The most common comment I hear from other Christians regarding the Catholic faith is this: “But there’s that whole Mary worship thing…”
Okay, let’s get one thing cleared up: Catholics do not, never have and never will worship Mary or the saints. Rather, they venerate Mary and the saints.
- regard with great respect; revere.
“Oh, but wait!” you say. “Look! A synonym for venerate is worship!”
Weeeellllll… not quite. You see…
The word “worship” has undergone a change in meaning in English. It comes from the Old English weorthscipe, which means the condition of being worthy of honor, respect, or dignity. To worship in the older, larger sense is to ascribe honor, worth, or excellence to someone, whether a sage, a magistrate, or God.

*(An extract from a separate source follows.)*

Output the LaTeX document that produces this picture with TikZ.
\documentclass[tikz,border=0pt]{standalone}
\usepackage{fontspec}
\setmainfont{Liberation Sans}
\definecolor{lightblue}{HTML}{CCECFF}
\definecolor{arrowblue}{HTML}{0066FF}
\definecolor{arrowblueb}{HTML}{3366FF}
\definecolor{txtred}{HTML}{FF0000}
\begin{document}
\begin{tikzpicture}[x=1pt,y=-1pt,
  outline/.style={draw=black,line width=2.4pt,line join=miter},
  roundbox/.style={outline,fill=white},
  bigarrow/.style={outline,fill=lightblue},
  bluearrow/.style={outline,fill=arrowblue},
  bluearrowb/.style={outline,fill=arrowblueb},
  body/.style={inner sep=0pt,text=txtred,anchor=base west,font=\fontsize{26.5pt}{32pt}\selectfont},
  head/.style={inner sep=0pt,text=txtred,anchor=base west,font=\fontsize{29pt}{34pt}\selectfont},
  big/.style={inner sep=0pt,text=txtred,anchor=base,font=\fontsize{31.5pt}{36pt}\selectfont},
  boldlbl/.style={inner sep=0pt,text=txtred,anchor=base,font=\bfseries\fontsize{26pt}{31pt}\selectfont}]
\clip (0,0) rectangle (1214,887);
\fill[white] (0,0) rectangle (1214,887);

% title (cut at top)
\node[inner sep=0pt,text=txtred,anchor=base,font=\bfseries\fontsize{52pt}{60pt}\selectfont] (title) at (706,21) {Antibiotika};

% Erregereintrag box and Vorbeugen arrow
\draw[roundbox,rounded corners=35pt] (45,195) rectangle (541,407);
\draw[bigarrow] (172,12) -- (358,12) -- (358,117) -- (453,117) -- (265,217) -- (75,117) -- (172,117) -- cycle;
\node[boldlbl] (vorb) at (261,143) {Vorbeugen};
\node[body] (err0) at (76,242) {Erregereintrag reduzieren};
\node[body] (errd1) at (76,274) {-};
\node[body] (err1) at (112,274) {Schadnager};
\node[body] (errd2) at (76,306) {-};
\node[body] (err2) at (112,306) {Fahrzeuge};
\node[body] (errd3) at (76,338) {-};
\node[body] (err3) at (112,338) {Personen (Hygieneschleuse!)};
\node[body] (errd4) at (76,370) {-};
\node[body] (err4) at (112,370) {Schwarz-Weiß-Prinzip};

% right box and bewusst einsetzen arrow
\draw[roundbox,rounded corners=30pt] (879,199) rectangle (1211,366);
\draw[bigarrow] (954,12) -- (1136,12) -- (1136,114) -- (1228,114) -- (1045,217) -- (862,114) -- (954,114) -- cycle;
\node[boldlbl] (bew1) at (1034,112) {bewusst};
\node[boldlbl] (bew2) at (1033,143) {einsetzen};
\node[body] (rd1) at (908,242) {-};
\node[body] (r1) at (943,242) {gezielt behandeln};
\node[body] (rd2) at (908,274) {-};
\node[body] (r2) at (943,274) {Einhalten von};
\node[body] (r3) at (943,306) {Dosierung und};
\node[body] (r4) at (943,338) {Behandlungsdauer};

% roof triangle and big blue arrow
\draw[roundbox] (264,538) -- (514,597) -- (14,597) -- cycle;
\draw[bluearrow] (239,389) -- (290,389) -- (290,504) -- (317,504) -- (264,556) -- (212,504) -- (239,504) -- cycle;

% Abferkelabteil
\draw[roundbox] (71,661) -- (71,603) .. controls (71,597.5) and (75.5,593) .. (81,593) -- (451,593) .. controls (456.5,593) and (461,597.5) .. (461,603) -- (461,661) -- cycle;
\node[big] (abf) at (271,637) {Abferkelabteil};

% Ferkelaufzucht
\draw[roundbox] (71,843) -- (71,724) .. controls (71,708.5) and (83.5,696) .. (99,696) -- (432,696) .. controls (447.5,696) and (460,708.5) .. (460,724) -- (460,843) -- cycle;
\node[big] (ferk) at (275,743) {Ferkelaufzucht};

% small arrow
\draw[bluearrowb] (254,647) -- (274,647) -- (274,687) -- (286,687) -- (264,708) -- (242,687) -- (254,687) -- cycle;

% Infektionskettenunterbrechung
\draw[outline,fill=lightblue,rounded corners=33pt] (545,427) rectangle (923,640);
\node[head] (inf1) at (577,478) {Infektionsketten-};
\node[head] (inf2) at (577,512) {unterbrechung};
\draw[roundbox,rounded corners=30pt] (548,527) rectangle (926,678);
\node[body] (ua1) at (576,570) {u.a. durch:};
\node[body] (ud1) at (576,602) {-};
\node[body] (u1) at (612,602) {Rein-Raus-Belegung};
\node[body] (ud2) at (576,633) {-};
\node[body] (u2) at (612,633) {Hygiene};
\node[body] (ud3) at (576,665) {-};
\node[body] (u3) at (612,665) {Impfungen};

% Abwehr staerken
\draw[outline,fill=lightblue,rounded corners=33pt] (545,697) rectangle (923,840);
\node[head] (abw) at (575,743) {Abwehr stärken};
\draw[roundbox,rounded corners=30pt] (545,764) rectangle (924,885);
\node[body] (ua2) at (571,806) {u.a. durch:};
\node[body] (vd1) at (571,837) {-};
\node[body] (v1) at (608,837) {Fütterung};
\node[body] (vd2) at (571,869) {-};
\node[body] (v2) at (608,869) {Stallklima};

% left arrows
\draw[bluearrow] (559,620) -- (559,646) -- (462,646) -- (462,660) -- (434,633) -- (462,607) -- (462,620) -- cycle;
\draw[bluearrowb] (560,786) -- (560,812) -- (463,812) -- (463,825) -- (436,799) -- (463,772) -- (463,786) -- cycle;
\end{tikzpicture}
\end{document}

For many centuries, the term worship simply meant showing respect or honor, and an example of this usage survives in contemporary English. British subjects refer to their magistrates as “Your Worship,” although Americans would say “Your Honor.” This doesn’t mean that British subjects worship their magistrates as gods (in fact, they may even despise a particular magistrate they are addressing). It means they are giving them the honor appropriate to their office, not the honor appropriate to God.
Outside of this example, however, the English term “worship” has been narrowed in scope to indicate only that supreme form of honor, reverence, and respect that is due to God. This change in usage is quite recent. In fact, one can still find books that use “worship” in the older, broader sense. This can lead to a significant degree of confusion, when people who are familiar only with the use of words in their own day and their own circles encounter material written in other times and other places.

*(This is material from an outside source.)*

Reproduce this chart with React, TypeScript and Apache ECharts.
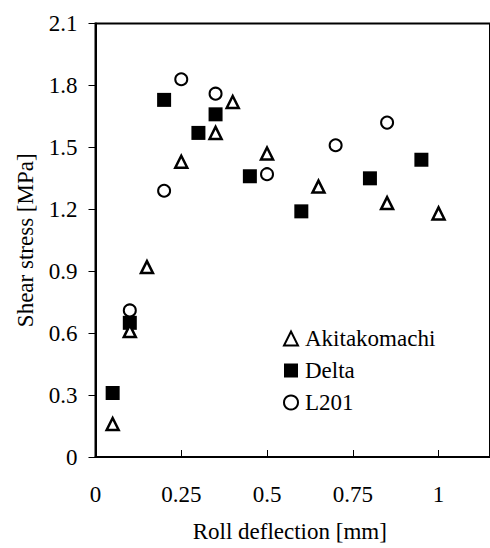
import React, { useEffect, useRef } from "react";
import * as echarts from "echarts";

const akitakomachiX = [0.05, 0.1, 0.15, 0.25, 0.35, 0.4, 0.5, 0.65, 0.85, 1.0];
const akitakomachiY = [0.16, 0.61, 0.92, 1.43, 1.57, 1.72, 1.47, 1.31, 1.23, 1.18];

const deltaX = [0.05, 0.1, 0.2, 0.3, 0.35, 0.45, 0.6, 0.8, 0.95];
const deltaY = [0.31, 0.65, 1.73, 1.57, 1.66, 1.36, 1.19, 1.35, 1.44];

const l201X = [0.1, 0.2, 0.25, 0.35, 0.5, 0.7, 0.85];
const l201Y = [0.71, 1.29, 1.83, 1.76, 1.37, 1.51, 1.62];

const seriesNames = ["Akitakomachi", "Delta", "L201"];
const xTitle = "Roll deflection [mm]";
const yTitle = "Shear stress [MPa]";

const FONT = "Liberation Serif";
const FS = 23;

function pairs(xs: number[], ys: number[]) {
  return xs.map((x, i) => [x, ys[i]]);
}

export default function App() {
  const ref = useRef<HTMLDivElement>(null);
  useEffect(() => {
    if (!ref.current) return;
    const chart = echarts.init(ref.current, null, { renderer: "svg" });
    chart.setOption({
      animation: false,
      backgroundColor: "#ffffff",
      textStyle: { fontFamily: FONT, color: "#000" },
      grid: {
        left: 95.5,
        top: 23.5,
        right: -5,
        bottom: 87,
        show: true,
        borderColor: "#000",
        borderWidth: 2,
        backgroundColor: "transparent",
      },
      legend: {
        orient: "vertical",
        left: 278,
        top: 322,
        padding: 5,
        itemWidth: 14,
        itemHeight: 14,
        itemGap: 9,
        data: seriesNames,
        textStyle: {
          fontFamily: FONT,
          fontSize: FS,
          color: "#000",
          lineHeight: 23,
          padding: [0, 0, 0, 2],
        },
      },
      xAxis: {
        type: "value",
        min: 0,
        max: 1.15,
        interval: 0.25,
        name: xTitle,
        nameLocation: "middle",
        nameGap: 63,
        nameTextStyle: {
          fontFamily: FONT,
          fontSize: FS,
          color: "#000",
          padding: [0, 6, 0, 0],
        },
        axisLine: { show: true, lineStyle: { color: "#000", width: 2 } },
        axisTick: { show: true, inside: true, length: 7, lineStyle: { color: "#000", width: 1 } },
        axisLabel: {
          showMaxLabel: false,
          margin: 26,
          fontFamily: FONT,
          fontSize: FS,
          color: "#000",
        },
        splitLine: { show: false },
      },
      yAxis: {
        type: "value",
        min: 0,
        max: 2.1,
        interval: 0.3,
        name: yTitle,
        nameLocation: "middle",
        nameGap: 59,
        nameTextStyle: { fontFamily: FONT, fontSize: FS, color: "#000" },
        axisLine: { show: true, lineStyle: { color: "#000", width: 2 } },
        axisTick: { show: true, inside: false, length: 7, lineStyle: { color: "#000", width: 1 } },
        axisLabel: {
          margin: 18,
          fontFamily: FONT,
          fontSize: FS,
          color: "#000",
        },
        splitLine: { show: false },
      },
      series: [
        {
          name: seriesNames[0],
          type: "scatter",
          symbol: "triangle",
          symbolSize: 12,
          itemStyle: { color: "#fff", borderColor: "#000", borderWidth: 2.5, opacity: 1 },
          data: pairs(akitakomachiX, akitakomachiY),
          z: 3,
        },
        {
          name: seriesNames[1],
          type: "scatter",
          symbol: "rect",
          symbolSize: 14,
          itemStyle: { color: "#000", opacity: 1 },
          data: pairs(deltaX, deltaY),
          z: 2,
        },
        {
          name: seriesNames[2],
          type: "scatter",
          symbol: "circle",
          symbolSize: 12,
          itemStyle: { color: "#fff", borderColor: "#000", borderWidth: 2, opacity: 1 },
          data: pairs(l201X, l201Y),
          z: 4,
        },
      ],
    });
    return () => chart.dispose();
  }, []);
  return (
    <div
      ref={ref}
      style={{ position: "absolute", left: 0, top: 0, width: 490, height: 548 }}
    />
  );
}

In Scripture, the term “worship” was similarly broad in meaning, but in the early Christian centuries, theologians began to differentiate between different types of honor in order to make more clear which is due to God and which is not.
As the terminology of Christian theology developed, the Greek term latria came to be used to refer to the honor that is due to God alone, and the term dulia came to refer to the honor that is due to human beings, especially those who lived and died in God’s friendship—in other words, the saints. Scripture indicates that honor is due to these individuals (Matt. 10:41b). A special term was coined to refer to the special honor given to the Virgin Mary, who bore Jesus—God in the flesh—in her womb. This term, hyperdulia (huper [more than]+ dulia = “beyond dulia”), indicates that the honor due to her as Christ’s own Mother is more than the dulia given to other saints. It is greater in degree, but still of the same kind. However, since Mary is a finite creature, the honor she is due is fundamentally different in kind from the latria owed to the infinite Creator. (“Saint Worship” – Catholic Answers)

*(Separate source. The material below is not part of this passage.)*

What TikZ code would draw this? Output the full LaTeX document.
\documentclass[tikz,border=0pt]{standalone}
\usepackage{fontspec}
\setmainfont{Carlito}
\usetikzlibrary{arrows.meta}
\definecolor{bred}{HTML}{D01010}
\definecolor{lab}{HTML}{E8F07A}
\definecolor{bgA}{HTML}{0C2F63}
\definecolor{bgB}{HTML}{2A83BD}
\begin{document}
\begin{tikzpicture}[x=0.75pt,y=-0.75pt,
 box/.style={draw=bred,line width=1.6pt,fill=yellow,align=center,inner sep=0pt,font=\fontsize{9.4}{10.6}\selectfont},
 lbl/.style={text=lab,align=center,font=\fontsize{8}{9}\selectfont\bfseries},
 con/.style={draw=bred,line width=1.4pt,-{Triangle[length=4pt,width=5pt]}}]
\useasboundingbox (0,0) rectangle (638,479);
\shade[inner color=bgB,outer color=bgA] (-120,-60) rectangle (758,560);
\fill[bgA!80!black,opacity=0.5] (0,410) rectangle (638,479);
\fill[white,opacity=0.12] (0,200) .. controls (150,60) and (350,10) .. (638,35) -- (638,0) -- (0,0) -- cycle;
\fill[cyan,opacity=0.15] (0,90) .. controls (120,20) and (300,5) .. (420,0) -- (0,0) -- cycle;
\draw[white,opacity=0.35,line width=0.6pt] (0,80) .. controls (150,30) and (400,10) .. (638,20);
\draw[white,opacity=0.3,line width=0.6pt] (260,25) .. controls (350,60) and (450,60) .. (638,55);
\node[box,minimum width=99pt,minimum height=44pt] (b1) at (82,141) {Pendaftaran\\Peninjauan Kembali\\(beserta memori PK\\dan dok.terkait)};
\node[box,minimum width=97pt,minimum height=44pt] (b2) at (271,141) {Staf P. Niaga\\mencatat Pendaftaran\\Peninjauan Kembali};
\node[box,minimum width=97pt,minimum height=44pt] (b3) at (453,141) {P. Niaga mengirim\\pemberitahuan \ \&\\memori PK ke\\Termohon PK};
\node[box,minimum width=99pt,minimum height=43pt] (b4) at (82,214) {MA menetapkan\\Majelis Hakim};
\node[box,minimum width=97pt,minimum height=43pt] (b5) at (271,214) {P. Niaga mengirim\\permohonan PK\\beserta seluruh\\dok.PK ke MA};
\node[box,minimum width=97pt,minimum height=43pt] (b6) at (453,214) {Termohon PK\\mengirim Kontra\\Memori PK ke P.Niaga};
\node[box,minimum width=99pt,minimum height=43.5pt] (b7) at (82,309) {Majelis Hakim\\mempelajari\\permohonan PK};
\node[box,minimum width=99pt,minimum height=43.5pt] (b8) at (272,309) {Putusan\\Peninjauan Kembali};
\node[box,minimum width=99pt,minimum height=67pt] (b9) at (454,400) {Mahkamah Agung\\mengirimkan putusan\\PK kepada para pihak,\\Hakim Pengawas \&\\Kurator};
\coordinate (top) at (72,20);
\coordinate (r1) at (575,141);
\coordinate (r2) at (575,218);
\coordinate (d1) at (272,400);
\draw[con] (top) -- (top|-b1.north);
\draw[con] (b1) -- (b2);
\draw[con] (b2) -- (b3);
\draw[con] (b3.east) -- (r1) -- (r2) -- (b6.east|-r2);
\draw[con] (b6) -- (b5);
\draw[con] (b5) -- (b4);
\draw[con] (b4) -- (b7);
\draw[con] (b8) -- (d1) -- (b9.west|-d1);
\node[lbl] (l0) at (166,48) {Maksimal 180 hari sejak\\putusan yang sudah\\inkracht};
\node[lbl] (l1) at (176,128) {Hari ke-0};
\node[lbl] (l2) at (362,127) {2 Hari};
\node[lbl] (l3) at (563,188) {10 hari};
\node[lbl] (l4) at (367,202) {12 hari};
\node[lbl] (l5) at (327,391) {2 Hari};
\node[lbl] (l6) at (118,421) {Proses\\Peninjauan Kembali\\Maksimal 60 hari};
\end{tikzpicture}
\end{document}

Annnnndddd… if you don’t want to get bogged down in the specifics, to put it more simply, “Catholics adore God. They only honor the saints.”
“Okay,” you say. “But, why do they pray to Mary and the saints?”
This, in my eyes, is an unfortunate turn of phrase. I still bristle when I hear of Catholics “praying” for Mary’s or the saints’ intercessions.
Typically, when we hear the term “intercession”, we think of someone acting on our behalf. However, neither Mary nor the saints, as finite creatures, have the power to act on anyone’s behalf, let alone answer anyone’s prayers.
But let’s back up a bit: To fully understand why Catholics ask for Mary’s or the saint’s intercession, you have to understand that Catholics view the Body of Christ as both believers here on earth and believers who have gone on before us to be with our Lord and Savior, Jesus Christ. His “saints” consist of Christians here on earth and in heaven. If we’re all part of that body of Christ, then just as we ask our brothers and sisters here on earth to pray for us, we can also ask our brothers and sisters in heaven to pray for us.
So, it’s not that Catholics are praying to Mary or the saints, asking for their help; rather they’re asking for their prayers.
Make sense? Does that maybe clear up all those “Thou shalt have no other gods before me.” arguments you were waiting to launch at me? I hope so. Because Catholics are not the polytheists they’ve been accused of being for centuries.
Just so we’re clear, this is still a concept I struggle with. It makes sense logically, but it’s probably not something I’ll ever incorporate in my prayer life. I’m not saying it’s wrong… just foreign.
One last thing: I apologize if this blog post or any subsequent posts become too intellectual, academic, or high brow. But if I’m going to discuss theology and the ins and outs of my belief system, then I’d prefer to get to the nuts and bolts of the matter rather than relying on hearsay and rumor. As should we all.